Though Lemick syntax is based on BASIC it is not a reimplementation of some flavor of BASIC neither it tends to conform to some standards or tries to be compatible with any existing BASIC langs. Lemick supports object-oriented programming yet it is not a purely object-oriented language. Most of the traditional BASIC constructs, such as If, Do, Select and etc., are present in Lemick. However everything related to input/output, user interface, networking and similar is defined in the packages and is not part of the language itself. It was one of the major design ideas to keep the core language compact and to provide powerful constructs for the extension of the language through packages and native code.

Just to give you an idea what a Lemick program may look like here is famous Hello world program:
[io.console].Println "Hello, world!"

As it should be in any good language it is done using a single-line source.

Lemick is a typed language. Compiler enforces particular rules for convertations between types, though many commonly used convertations will occur automatically.

Lemick is a compiled language. Before starting the program you have first to pass it the compiler which will translate the program into a virtual machine assembler form. Lemick uses its own virtual machine (VM) and has the run-time which translates VM assembler into a native platform code. Lemick run-time tries to be highly efficient, currently it is ten to hundred times faster then popular interpreters, for example, Perl or Python. And it is just slightly slower then the recent Java JIT-based run-times.

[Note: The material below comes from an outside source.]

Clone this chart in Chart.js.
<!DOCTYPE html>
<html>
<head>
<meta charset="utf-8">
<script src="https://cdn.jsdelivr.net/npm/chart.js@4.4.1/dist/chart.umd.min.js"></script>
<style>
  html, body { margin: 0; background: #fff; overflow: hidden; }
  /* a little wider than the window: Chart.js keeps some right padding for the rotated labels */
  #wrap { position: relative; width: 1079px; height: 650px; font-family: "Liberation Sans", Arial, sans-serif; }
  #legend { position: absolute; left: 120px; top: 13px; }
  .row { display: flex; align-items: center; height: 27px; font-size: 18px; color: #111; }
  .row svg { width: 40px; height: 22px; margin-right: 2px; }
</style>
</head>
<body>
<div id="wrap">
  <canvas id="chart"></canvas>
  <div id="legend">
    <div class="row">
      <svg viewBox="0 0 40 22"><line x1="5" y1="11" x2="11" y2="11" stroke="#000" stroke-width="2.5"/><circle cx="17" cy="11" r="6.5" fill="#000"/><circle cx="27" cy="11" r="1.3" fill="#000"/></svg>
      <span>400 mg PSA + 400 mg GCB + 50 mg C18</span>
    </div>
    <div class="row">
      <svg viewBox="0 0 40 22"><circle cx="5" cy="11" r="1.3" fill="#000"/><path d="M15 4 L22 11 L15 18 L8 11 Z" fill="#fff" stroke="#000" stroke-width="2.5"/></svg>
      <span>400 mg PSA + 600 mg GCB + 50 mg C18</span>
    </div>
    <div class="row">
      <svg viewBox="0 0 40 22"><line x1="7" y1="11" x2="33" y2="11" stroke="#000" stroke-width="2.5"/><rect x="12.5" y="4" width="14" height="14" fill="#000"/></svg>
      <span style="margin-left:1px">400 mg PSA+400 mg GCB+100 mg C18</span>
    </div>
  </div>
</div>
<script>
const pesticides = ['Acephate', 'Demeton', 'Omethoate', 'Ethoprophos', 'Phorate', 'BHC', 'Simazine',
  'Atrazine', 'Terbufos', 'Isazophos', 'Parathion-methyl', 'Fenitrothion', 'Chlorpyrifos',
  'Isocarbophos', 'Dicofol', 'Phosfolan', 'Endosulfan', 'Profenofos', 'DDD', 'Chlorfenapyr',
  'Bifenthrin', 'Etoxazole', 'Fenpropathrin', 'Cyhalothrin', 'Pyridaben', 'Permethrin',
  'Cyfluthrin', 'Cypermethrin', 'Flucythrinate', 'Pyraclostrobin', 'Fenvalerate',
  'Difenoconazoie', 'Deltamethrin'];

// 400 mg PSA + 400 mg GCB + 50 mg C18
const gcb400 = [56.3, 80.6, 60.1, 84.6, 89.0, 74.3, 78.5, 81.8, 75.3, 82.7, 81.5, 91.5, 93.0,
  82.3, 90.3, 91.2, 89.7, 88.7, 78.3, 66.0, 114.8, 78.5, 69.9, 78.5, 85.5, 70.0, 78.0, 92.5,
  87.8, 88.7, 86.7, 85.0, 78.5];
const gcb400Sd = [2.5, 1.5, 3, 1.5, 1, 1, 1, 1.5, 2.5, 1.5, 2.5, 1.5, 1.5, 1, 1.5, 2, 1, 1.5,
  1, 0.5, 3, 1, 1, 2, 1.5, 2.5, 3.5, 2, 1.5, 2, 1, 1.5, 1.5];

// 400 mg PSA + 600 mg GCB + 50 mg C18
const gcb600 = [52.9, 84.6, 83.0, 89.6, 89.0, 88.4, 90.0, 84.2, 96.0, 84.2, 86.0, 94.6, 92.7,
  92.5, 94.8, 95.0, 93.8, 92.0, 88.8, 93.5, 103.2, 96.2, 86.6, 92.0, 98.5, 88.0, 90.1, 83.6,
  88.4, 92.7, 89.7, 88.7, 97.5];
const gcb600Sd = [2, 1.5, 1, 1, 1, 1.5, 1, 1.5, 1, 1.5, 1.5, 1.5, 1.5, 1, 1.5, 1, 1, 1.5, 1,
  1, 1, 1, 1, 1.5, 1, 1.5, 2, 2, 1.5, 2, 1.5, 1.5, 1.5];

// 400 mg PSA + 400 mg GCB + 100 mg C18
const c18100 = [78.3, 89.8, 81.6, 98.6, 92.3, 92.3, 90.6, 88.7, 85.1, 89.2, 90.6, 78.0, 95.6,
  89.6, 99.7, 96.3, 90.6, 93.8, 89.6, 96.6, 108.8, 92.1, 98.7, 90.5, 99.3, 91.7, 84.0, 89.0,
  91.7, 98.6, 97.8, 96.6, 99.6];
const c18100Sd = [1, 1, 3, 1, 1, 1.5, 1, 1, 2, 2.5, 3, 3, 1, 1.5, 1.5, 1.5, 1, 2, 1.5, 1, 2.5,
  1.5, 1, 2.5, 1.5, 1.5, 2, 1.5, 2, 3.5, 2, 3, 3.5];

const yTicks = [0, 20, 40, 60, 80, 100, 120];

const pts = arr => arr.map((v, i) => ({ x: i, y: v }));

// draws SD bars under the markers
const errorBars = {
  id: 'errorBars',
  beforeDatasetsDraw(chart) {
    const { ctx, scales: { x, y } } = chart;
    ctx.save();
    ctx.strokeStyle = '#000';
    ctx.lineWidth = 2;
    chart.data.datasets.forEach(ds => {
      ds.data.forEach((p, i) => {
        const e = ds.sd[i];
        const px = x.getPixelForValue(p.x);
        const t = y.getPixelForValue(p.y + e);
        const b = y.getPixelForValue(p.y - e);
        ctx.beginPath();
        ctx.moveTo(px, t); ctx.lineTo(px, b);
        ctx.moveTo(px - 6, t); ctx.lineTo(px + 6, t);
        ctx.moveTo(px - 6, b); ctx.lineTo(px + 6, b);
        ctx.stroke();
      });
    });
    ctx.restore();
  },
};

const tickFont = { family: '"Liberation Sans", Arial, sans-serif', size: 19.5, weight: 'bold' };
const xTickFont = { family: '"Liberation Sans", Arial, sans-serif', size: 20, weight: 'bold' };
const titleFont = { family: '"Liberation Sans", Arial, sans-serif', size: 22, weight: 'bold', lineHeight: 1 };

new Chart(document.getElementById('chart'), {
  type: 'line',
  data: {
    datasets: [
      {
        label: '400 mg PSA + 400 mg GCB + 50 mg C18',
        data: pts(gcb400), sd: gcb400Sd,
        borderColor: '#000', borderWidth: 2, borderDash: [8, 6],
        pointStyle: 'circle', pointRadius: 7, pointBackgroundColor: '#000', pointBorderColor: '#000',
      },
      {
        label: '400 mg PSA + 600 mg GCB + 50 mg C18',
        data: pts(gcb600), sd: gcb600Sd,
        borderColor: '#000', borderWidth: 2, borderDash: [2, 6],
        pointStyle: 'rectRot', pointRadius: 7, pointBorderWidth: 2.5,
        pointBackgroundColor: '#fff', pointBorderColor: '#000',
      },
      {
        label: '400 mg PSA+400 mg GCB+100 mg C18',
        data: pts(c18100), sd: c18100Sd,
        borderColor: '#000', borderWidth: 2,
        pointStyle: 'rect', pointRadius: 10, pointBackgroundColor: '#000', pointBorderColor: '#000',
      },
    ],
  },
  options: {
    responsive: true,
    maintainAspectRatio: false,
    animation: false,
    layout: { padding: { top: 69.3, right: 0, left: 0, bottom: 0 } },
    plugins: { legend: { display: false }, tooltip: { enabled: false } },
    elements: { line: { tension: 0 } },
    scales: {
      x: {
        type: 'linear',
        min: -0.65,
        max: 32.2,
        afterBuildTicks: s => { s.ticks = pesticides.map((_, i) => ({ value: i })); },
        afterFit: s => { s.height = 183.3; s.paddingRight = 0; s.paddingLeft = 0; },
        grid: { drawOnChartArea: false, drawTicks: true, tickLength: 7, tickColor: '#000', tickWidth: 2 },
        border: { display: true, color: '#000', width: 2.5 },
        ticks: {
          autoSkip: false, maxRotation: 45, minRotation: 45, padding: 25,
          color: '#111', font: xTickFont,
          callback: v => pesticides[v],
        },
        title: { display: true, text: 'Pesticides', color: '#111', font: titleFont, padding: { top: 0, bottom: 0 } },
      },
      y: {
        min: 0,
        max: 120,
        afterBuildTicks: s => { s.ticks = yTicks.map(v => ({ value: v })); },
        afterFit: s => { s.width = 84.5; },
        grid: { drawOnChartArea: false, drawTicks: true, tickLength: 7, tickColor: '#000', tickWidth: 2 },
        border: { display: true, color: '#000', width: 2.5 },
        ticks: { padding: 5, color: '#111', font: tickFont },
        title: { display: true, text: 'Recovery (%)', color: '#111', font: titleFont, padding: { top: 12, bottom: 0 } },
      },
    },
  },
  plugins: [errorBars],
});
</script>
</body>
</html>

Procedures and methods in Lemick can be overloaded, types of the passed arguments are used to find the right variant of the called routine. Besides function names, in Lemick you can overload built-in operators and type casting rules, for example to use "+" sign for operations on matrices.

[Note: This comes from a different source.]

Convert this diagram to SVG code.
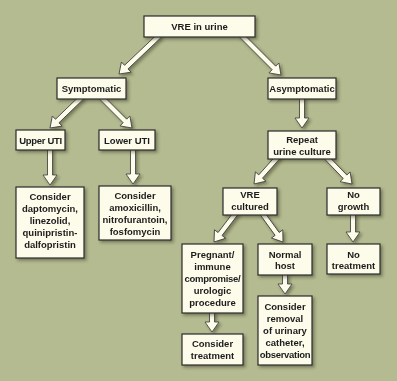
<svg xmlns="http://www.w3.org/2000/svg" width="397" height="381" viewBox="0 0 397 381">
<defs>
<filter id="sh" x="-20%" y="-20%" width="150%" height="150%">
<feDropShadow dx="2" dy="2" stdDeviation="1.5" flood-color="#2a2e1a" flood-opacity="0.45"/>
</filter>
<style>
.box{fill:#fdfbea;stroke:#2b2b2b;stroke-width:1.2}
.arr{fill:#fdfbea;stroke:#3a3a3a;stroke-width:0.8;stroke-linejoin:miter}
text{font-family:"Liberation Sans",Arial,sans-serif;font-size:9.5px;font-weight:bold;fill:#1c1c1c;text-anchor:middle}
.tight{letter-spacing:-0.3px}
</style>
</defs>
<rect width="397" height="381" fill="#b4bb90"/>
<g id="connectors" filter="url(#sh)">
<path class="arr" transform="translate(119,74) rotate(46.5)" d="M0,0 L-7,-10 L-2.5,-10 L-2.5,-56 L2.5,-56 L2.5,-10 L7,-10 Z"/>
<path class="arr" transform="translate(281,75) rotate(-45)" d="M0,0 L-7,-10 L-2.5,-10 L-2.5,-57 L2.5,-57 L2.5,-10 L7,-10 Z"/>
<path class="arr" transform="translate(50,128) rotate(46)" d="M0,0 L-7,-10 L-2.5,-10 L-2.5,-45 L2.5,-45 L2.5,-10 L7,-10 Z"/>
<path class="arr" transform="translate(132,128) rotate(-45)" d="M0,0 L-7,-10 L-2.5,-10 L-2.5,-44 L2.5,-44 L2.5,-10 L7,-10 Z"/>
<path class="arr" transform="translate(302,128)" d="M0,0 L-7,-10 L-2.5,-10 L-2.5,-31 L2.5,-31 L2.5,-10 L7,-10 Z"/>
<path class="arr" transform="translate(50,185)" d="M0,0 L-7,-10 L-2.5,-10 L-2.5,-37 L2.5,-37 L2.5,-10 L7,-10 Z"/>
<path class="arr" transform="translate(133,184)" d="M0,0 L-7,-10 L-2.5,-10 L-2.5,-36 L2.5,-36 L2.5,-10 L7,-10 Z"/>
<path class="arr" transform="translate(254,184) rotate(41.6)" d="M0,0 L-7,-10 L-2.5,-10 L-2.5,-37 L2.5,-37 L2.5,-10 L7,-10 Z"/>
<path class="arr" transform="translate(352,184) rotate(-43.9)" d="M0,0 L-7,-10 L-2.5,-10 L-2.5,-38 L2.5,-38 L2.5,-10 L7,-10 Z"/>
<path class="arr" transform="translate(214,242) rotate(37.2)" d="M0,0 L-7,-10 L-2.5,-10 L-2.5,-37 L2.5,-37 L2.5,-10 L7,-10 Z"/>
<path class="arr" transform="translate(283,242) rotate(-35.9)" d="M0,0 L-7,-10 L-2.5,-10 L-2.5,-36 L2.5,-36 L2.5,-10 L7,-10 Z"/>
<path class="arr" transform="translate(353,242)" d="M0,0 L-7,-10 L-2.5,-10 L-2.5,-29 L2.5,-29 L2.5,-10 L7,-10 Z"/>
<path class="arr" transform="translate(212,332)" d="M0,0 L-7,-10 L-2.5,-10 L-2.5,-21 L2.5,-21 L2.5,-10 L7,-10 Z"/>
<path class="arr" transform="translate(285,294)" d="M0,0 L-7,-10 L-2.5,-10 L-2.5,-21 L2.5,-21 L2.5,-10 L7,-10 Z"/>
</g>
<g id="vre" filter="url(#sh)"><rect class="box" x="144" y="16" width="111" height="21"/><text x="199.5" y="30">VRE in urine</text></g>
<g id="symptomatic" filter="url(#sh)"><rect class="box" x="57" y="78" width="69" height="21"/><text x="91.5" y="92">Symptomatic</text></g>
<g id="asymptomatic" filter="url(#sh)"><rect class="box" x="268" y="78" width="68" height="21"/><text x="302" y="92">Asymptomatic</text></g>
<g id="upper" filter="url(#sh)"><rect class="box" x="16" y="130" width="49" height="20"/><text x="40.5" y="143.5" class="tight">Upper UTI</text></g>
<g id="lower" filter="url(#sh)"><rect class="box" x="99" y="130" width="56" height="20"/><text x="127" y="143.5">Lower UTI</text></g>
<g id="dapto" filter="url(#sh)"><rect class="box" x="16" y="187" width="68" height="71"/>
<text x="50" y="200">Consider</text><text x="50" y="212">daptomycin,</text><text x="50" y="224">linezolid,</text><text x="50" y="236">quinipristin-</text><text x="50" y="248">dalfopristin</text></g>
<g id="amox" filter="url(#sh)"><rect class="box" x="99" y="186" width="72" height="54"/>
<text x="135" y="198.5">Consider</text><text x="135" y="210.5">amoxicillin,</text><text x="135" y="222.5">nitrofurantoin,</text><text x="135" y="234.5">fosfomycin</text></g>
<g id="repeat" filter="url(#sh)"><rect class="box" x="268" y="131" width="68" height="28"/>
<text x="302" y="142.5">Repeat</text><text x="302" y="154.5">urine culture</text></g>
<g id="vrecultured" filter="url(#sh)"><rect class="box" x="223" y="188" width="54" height="27"/>
<text x="250" y="197.5">VRE</text><text x="250" y="209.5">cultured</text></g>
<g id="nogrowth" filter="url(#sh)"><rect class="box" x="327" y="188" width="53" height="27"/>
<text x="353.5" y="197.5">No</text><text x="353.5" y="209.5">growth</text></g>
<g id="pregnant" filter="url(#sh)"><rect class="box" x="182" y="244" width="61" height="69"/>
<text x="212.5" y="257.5">Pregnant/</text><text x="212.5" y="269.5">immune</text><text x="212.5" y="281.5" class="tight">compromise/</text><text x="212.5" y="293.5">urologic</text><text x="212.5" y="305.5">procedure</text></g>
<g id="normalhost" filter="url(#sh)"><rect class="box" x="258" y="244" width="54" height="31"/>
<text x="285" y="257.5">Normal</text><text x="285" y="269">host</text></g>
<g id="notreatment" filter="url(#sh)"><rect class="box" x="327" y="244" width="53" height="30"/>
<text x="353.5" y="257.5">No</text><text x="353.5" y="269">treatment</text></g>
<g id="considertreatment" filter="url(#sh)"><rect class="box" x="182" y="334" width="61" height="31"/>
<text x="212.5" y="347">Consider</text><text x="212.5" y="359">treatment</text></g>
<g id="considerremoval" filter="url(#sh)"><rect class="box" x="258" y="296" width="54" height="69"/>
<text x="285" y="309.5">Consider</text><text x="285" y="321.5">removal</text><text x="285" y="333.5">of urinary</text><text x="285" y="346">catheter,</text><text x="285" y="358" class="tight">observation</text></g>
</svg>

Lemick has the native support for the concurrent programming using co-routines. Any subroutine (in Lemick and other BASIC languages subroutine is a function without a return value) can be used start a new thread of execution.

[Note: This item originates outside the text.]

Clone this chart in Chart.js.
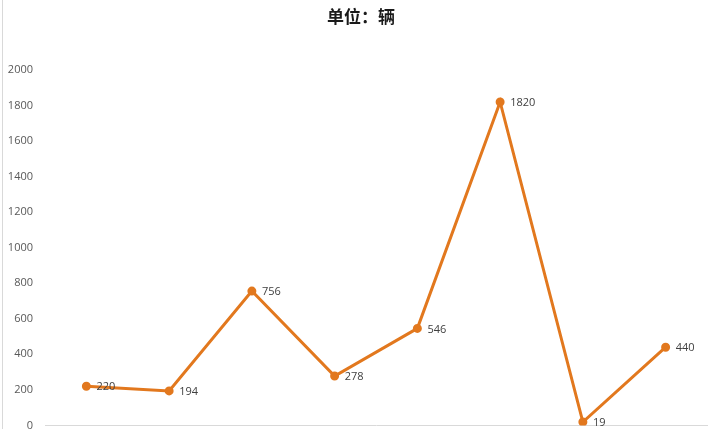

To support object-oriented programming Lemick provides classes, interfaces, single inheritance, virtual methods and safe dynamic casting.

Lemick provides structured exception handling support. Exceptions are full objects and exception handlers can be attached to blocks of code (Try-Catch-Finally) or to objects, classes and exceptions.

Packages are the key feature of Lemick. Though they are not yet so powerful as Ada's, packages are the main structuring and abstraction instrument. Lemick packages are components, - they bring description and implementation of the classes, procedures and etc. in a single file. Package may export classes, types, routines and methods, global variables and named constants.